Nim variant (?) with integer division I'm trying to analyze different variants of the classic Nim rules, and this set of rules is stumping me a little bit.

*

*Two players

*One heap, initial size $k$

*Each turn, the player removes one item from the heap and then divides the number of items by either 2, 3 or 7. Here, "divides" is understood as integer division, i.e. discarding the remainder.

*Misère-like; the first player to leave an empty heap to their opponent wins.

I'm trying to solve for $k$ the question: which player (first to play or second to play) has a winning strategy.
I have written a recursive algorithm that is basically brute-force enumeration of all the possible moves in a game:
function OUTCOMES(k)
  if k != 0
    k := k - 1
    for move_first in { 2, 3, 7 }
      k_div := k / move_first
      if k_div = 0 return FIRST_PLAYER
    
      l := k_div - 1
      if all { move_second ∈ { 2, 3, 7 }, OUTCOMES(l / move_second) = FIRST_PLAYER }
        return FIRST_PLAYER
      end
    next
  end if

  return SECOND_PLAYER
end

Obviously, this is not optimal, and I've been trying to find a systematic way to find the player with winning strategy from the number k.
There is a pattern: (k growing left to right, then top to bottom, color = first or second player wins)

But I'm unable to find a "general formula" in the form $k \mapsto\{\mathrm{FIRST}, \mathrm{SECOND}\}$.

*

*Is that a "valid Nim"? (is it reducible to one-heap Nim)

*Is there a direct solution to my problem?

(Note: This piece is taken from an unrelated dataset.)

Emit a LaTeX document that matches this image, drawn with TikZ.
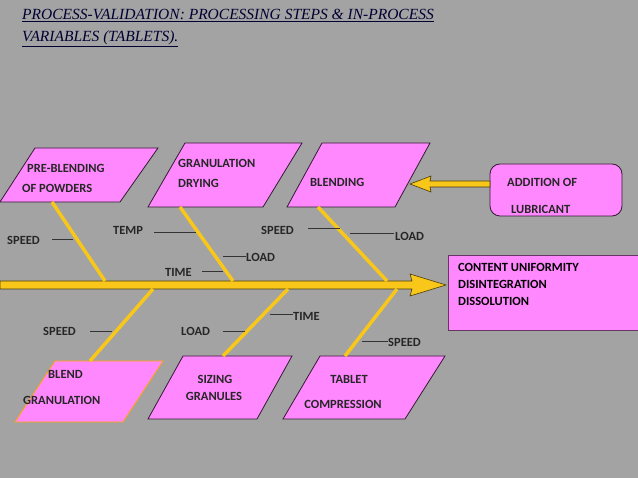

 A: It is still brute force, but you can be much more efficient about it than that code.
Instead of thinking of heap sizes as "first player win/second player win", think of them instead as "current player win/current player loss". You start identifying winning vs losing positions from the bottom, and remember them, so you don't have to keep redoing those calculations. Winning positions come in ranges, and losing positions come in ranges. Because of the rules of play here, those ranges can be identified in mass rather than one at a time (using $\langle a,b\rangle$ to denote the integers from $a$ to $b$):

*

*$k = 0$: Loss

*$\langle 1, 7\rangle$: Win. Subtract $1$ and divide by $7$ to leave the losing position $0$ to the other player. (In the future, I will not mention the mandatory subtraction of $1$, just the divisions.)

*$\langle 8, 16\rangle$: Loss. Dividing by $2,3,$ or $7$ will leave a result in $\langle 1, 7\rangle$.

*$\langle 17, 34\rangle$: Win. Divide by $2$ to leave a result in $\langle 8, 16\rangle$

*$\langle 35, 51\rangle$: Win. Divide by $3$ to leave a result in $\langle 8, 16\rangle$

*$\langle 52, 56\rangle$: Loss. Dividing by $2$ or $3$ gives a result in $\langle 17, 34\rangle$, Dividing by $7$ gives a result in $\langle 1, 7\rangle$.

*$\langle 57, 119\rangle$: Win. Dividing by $7$ gives a result in $\langle 8, 16\rangle$
If $\langle a,b\rangle$ is a loss range, then $\langle na+1, n(b+1)\rangle$ will be a win range, where $n=2,3,$ or $7$, because the player can convert the heap size to the loss range to pass on to the other player. So for each loss range, you calculate the three win ranges and add them to your list. Anything between win ranges is another loss range.
The next loss range to evaluate above is $\langle 52, 56\rangle$, which produces the three win ranges $\langle 105, 114\rangle, \langle 157, 171\rangle, \langle 365, 399\rangle$. The first falls within an already identified win range, so contributes nothing new. Because $\langle 120, 156\rangle$ is between win ranges, it is the next loss range. But it also contributes win ranges $\langle 241, 314\rangle$ and $\langle 361,471\rangle$, which subsumes the previously identified $\langle 365, 399\rangle$ win range.
Because of these overlaps and the odd interplay of the three multipliers, it would be very unlikely to have a nice formula. But finding winning and losing ranges as above is a lot faster than how you were doing it.